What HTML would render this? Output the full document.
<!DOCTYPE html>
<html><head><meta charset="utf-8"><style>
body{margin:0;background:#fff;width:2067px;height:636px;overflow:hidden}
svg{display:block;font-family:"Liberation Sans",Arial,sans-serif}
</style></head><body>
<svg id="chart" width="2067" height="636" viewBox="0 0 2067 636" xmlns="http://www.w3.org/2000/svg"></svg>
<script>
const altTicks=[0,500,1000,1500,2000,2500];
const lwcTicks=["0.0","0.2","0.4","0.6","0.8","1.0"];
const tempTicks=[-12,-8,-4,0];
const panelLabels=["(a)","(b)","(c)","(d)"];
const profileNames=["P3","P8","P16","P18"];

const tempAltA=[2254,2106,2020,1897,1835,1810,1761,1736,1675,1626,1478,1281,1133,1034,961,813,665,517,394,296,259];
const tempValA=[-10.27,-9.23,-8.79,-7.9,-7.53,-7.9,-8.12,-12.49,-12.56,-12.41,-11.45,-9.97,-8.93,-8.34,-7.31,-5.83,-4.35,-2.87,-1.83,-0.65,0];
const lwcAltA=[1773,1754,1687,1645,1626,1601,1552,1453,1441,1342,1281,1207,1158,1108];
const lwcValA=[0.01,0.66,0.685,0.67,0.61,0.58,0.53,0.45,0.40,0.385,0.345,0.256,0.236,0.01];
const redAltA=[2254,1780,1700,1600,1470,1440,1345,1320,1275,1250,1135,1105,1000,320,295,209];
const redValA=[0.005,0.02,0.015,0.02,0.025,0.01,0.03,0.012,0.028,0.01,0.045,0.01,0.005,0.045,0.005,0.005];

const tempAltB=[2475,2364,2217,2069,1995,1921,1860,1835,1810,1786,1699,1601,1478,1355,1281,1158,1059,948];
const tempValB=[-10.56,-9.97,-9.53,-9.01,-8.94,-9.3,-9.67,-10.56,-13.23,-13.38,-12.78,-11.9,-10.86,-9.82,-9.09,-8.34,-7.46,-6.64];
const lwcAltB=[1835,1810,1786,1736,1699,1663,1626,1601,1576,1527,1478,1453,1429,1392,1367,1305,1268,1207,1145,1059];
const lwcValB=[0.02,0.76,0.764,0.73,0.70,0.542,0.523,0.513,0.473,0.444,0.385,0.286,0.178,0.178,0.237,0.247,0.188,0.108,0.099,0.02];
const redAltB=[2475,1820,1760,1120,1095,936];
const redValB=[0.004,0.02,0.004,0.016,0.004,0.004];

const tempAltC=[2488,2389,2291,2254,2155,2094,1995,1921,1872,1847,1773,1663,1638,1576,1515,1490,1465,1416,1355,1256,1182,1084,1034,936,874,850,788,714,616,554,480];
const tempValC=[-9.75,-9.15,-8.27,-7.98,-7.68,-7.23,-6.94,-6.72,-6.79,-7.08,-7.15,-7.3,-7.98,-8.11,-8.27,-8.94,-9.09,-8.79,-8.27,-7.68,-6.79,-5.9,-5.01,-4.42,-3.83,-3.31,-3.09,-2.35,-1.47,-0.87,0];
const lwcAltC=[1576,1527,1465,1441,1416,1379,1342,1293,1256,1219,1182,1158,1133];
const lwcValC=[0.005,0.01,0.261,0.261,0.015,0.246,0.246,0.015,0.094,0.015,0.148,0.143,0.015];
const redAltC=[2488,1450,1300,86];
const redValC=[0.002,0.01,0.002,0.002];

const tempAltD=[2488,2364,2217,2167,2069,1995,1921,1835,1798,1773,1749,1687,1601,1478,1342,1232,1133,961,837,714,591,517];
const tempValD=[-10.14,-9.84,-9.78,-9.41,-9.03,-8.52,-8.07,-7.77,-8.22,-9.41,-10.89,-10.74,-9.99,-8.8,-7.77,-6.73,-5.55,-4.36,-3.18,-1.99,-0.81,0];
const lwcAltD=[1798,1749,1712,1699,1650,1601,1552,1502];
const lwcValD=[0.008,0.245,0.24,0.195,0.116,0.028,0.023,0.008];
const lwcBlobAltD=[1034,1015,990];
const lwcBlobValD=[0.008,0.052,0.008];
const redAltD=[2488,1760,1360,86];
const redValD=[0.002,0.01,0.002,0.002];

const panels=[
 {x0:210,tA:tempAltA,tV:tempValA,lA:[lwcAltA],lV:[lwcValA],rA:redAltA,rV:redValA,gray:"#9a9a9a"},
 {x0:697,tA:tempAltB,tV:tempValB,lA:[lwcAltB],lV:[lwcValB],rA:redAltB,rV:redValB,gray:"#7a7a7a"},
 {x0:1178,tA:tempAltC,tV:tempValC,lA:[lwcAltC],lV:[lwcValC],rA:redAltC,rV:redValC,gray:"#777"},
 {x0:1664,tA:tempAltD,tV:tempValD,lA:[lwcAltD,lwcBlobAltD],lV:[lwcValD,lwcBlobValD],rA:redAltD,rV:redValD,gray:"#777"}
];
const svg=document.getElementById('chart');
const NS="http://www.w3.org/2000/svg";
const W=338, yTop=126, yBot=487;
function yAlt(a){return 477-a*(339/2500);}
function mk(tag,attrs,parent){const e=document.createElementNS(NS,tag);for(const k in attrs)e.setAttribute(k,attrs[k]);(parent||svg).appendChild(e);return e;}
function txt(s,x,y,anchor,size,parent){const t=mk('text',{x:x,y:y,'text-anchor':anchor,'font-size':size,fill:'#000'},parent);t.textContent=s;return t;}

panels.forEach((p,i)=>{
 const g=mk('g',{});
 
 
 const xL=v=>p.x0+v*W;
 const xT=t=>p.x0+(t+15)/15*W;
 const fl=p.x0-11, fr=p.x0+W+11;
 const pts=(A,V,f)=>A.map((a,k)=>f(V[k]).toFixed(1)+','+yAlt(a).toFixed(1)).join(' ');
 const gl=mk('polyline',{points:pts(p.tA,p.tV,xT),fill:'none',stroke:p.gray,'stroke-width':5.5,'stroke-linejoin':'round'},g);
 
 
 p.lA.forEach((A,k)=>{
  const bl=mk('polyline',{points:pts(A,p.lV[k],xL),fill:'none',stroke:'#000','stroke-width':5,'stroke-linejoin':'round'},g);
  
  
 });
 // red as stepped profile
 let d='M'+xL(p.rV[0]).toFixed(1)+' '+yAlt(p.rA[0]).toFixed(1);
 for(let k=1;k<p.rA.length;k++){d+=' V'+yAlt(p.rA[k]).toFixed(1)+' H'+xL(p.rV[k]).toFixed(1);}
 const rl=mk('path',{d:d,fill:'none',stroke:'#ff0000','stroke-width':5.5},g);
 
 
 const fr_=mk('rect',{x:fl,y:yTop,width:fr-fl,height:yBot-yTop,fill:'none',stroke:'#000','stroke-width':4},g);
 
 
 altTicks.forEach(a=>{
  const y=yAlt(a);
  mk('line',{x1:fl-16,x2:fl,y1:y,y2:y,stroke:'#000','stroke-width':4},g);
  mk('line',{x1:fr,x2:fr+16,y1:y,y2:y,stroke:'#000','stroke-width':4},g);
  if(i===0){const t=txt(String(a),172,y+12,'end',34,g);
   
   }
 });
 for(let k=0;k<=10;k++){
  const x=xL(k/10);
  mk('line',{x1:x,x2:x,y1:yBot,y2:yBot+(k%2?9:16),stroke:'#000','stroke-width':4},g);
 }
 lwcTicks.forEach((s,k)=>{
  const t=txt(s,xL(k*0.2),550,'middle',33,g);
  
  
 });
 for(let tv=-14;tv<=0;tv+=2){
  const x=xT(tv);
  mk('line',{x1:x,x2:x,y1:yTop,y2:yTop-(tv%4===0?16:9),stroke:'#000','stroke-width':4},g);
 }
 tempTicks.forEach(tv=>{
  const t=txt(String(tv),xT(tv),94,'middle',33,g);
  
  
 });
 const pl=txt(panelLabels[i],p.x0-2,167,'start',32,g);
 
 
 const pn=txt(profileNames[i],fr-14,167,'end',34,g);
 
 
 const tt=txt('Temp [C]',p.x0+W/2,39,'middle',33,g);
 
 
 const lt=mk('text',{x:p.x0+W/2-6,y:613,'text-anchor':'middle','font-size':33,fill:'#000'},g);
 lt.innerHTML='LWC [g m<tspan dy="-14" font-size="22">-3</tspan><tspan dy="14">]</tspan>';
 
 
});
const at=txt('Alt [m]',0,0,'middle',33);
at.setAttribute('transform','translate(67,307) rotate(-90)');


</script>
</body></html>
+++
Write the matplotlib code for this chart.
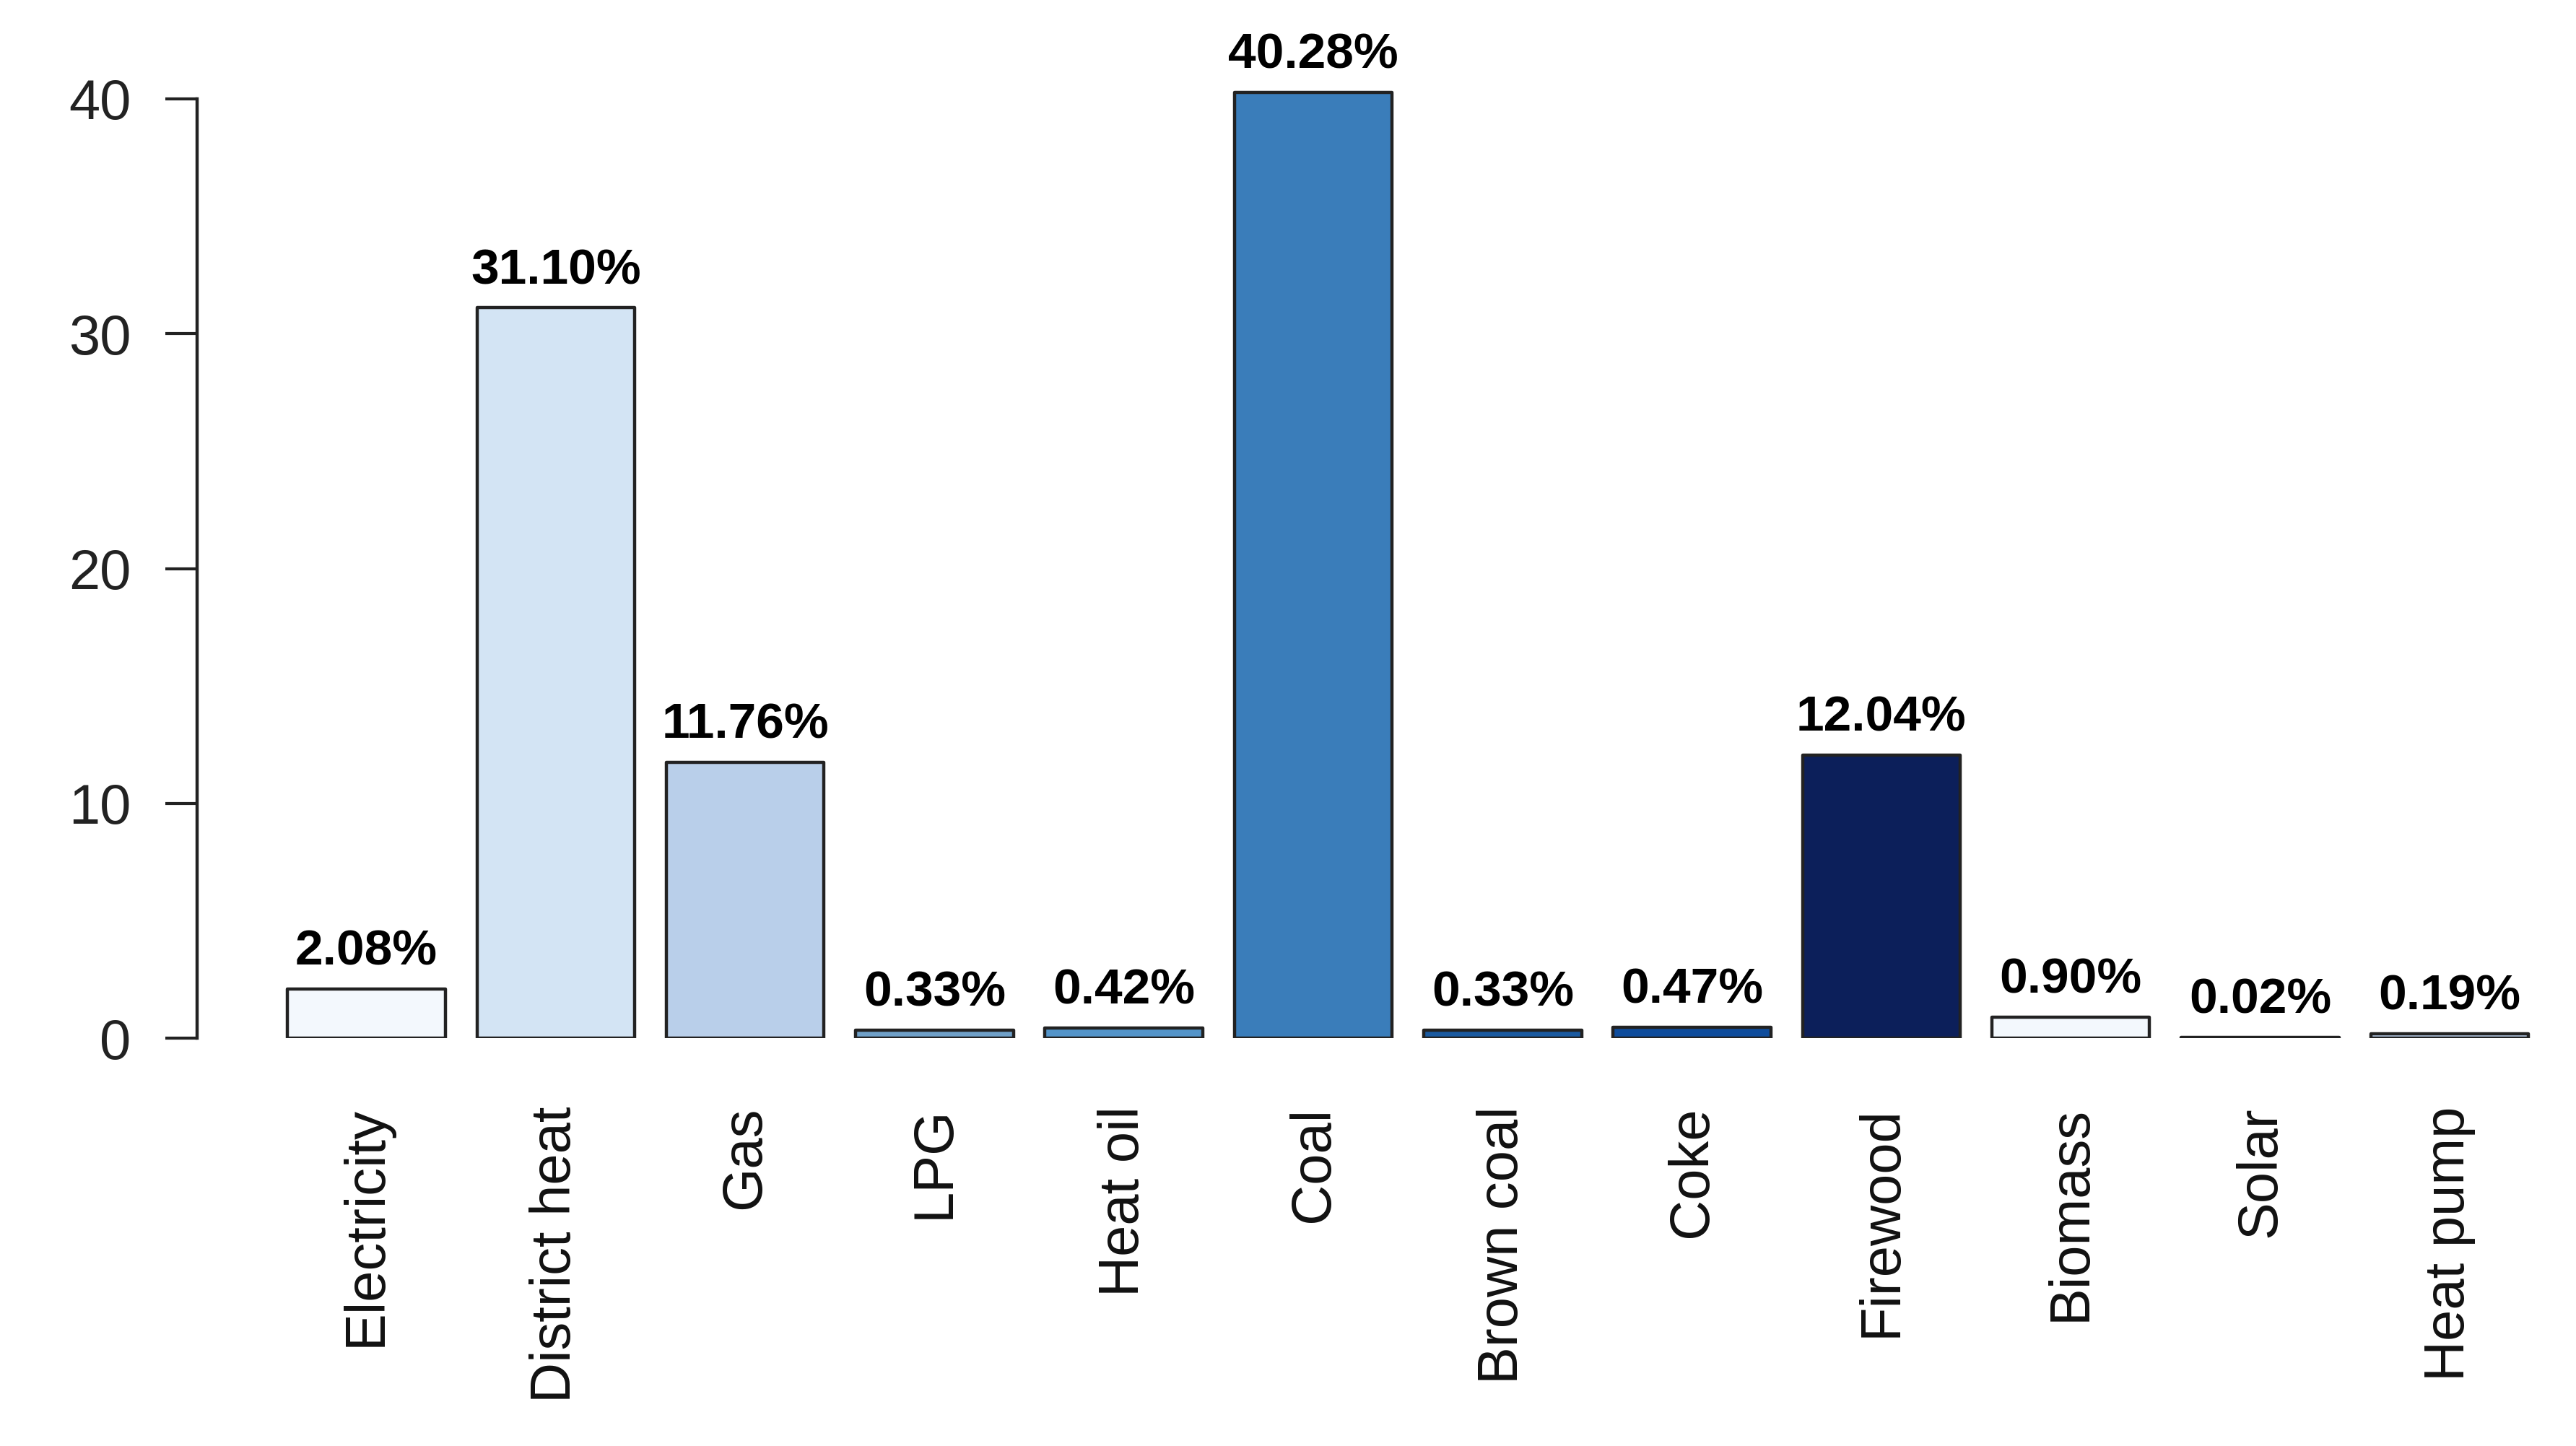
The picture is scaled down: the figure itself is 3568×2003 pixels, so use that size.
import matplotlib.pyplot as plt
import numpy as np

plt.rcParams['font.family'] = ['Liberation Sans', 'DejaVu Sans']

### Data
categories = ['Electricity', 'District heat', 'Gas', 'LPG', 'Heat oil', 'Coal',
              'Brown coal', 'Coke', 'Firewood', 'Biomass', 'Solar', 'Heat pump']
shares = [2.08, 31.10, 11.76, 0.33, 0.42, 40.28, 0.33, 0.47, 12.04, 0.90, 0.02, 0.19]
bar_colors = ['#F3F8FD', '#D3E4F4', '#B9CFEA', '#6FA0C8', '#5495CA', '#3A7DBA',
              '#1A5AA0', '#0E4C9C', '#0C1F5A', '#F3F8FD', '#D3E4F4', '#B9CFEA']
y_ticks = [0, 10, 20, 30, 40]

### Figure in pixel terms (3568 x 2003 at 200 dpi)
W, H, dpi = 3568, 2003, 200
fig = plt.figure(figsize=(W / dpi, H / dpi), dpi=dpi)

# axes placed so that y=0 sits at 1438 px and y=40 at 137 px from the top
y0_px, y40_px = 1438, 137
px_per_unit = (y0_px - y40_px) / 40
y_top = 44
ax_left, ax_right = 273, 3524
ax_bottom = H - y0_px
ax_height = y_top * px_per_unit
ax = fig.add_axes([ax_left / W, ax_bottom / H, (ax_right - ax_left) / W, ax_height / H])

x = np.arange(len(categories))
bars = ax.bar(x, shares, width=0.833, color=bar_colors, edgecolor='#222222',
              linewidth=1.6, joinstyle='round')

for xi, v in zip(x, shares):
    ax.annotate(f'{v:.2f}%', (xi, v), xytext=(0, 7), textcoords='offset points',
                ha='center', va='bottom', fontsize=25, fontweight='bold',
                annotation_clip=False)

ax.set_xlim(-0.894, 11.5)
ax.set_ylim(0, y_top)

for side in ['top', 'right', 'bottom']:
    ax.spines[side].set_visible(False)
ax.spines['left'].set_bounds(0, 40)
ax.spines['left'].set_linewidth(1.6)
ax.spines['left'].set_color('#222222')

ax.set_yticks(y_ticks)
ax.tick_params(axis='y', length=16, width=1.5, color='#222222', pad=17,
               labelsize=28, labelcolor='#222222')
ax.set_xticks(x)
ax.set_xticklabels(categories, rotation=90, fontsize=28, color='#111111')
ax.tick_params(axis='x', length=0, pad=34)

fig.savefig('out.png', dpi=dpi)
+++
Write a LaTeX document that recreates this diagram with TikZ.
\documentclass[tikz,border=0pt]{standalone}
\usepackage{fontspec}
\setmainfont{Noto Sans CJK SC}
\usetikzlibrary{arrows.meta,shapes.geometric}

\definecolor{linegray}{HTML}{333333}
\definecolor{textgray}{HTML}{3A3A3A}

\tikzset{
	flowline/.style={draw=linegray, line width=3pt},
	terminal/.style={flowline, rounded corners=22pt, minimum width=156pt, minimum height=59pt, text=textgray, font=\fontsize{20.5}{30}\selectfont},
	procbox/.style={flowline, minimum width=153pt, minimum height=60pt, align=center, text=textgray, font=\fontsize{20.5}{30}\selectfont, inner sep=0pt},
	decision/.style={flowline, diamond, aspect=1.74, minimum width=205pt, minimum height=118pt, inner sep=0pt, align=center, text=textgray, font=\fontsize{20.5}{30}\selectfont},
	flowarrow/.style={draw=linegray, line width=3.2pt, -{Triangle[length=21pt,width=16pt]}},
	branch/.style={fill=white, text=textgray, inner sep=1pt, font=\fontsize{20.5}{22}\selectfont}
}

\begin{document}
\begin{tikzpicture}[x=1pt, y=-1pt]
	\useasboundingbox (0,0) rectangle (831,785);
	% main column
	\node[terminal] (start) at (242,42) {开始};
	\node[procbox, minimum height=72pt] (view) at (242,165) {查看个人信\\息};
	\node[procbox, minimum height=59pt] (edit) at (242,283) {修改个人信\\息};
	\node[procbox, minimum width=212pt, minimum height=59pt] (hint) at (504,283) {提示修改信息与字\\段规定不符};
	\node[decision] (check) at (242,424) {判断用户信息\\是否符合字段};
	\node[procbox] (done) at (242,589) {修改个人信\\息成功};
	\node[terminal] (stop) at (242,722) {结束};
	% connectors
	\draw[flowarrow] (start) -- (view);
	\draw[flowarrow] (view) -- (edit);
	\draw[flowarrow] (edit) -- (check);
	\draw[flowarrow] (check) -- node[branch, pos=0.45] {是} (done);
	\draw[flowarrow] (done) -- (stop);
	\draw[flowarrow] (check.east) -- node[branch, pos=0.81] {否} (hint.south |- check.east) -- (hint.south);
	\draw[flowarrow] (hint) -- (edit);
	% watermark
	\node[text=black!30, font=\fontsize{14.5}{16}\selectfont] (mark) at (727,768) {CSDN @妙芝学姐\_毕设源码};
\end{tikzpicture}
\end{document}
+++
■ Exercise details: Pick out each line containing the string "chart" and copy it.

■ Expected answer:
<svg id="chart" width="2067" height="636" viewBox="0 0 2067 636" xmlns="http://www.w3.org/2000/svg"></svg>
const svg=document.getElementById('chart');
Write the matplotlib code for this chart.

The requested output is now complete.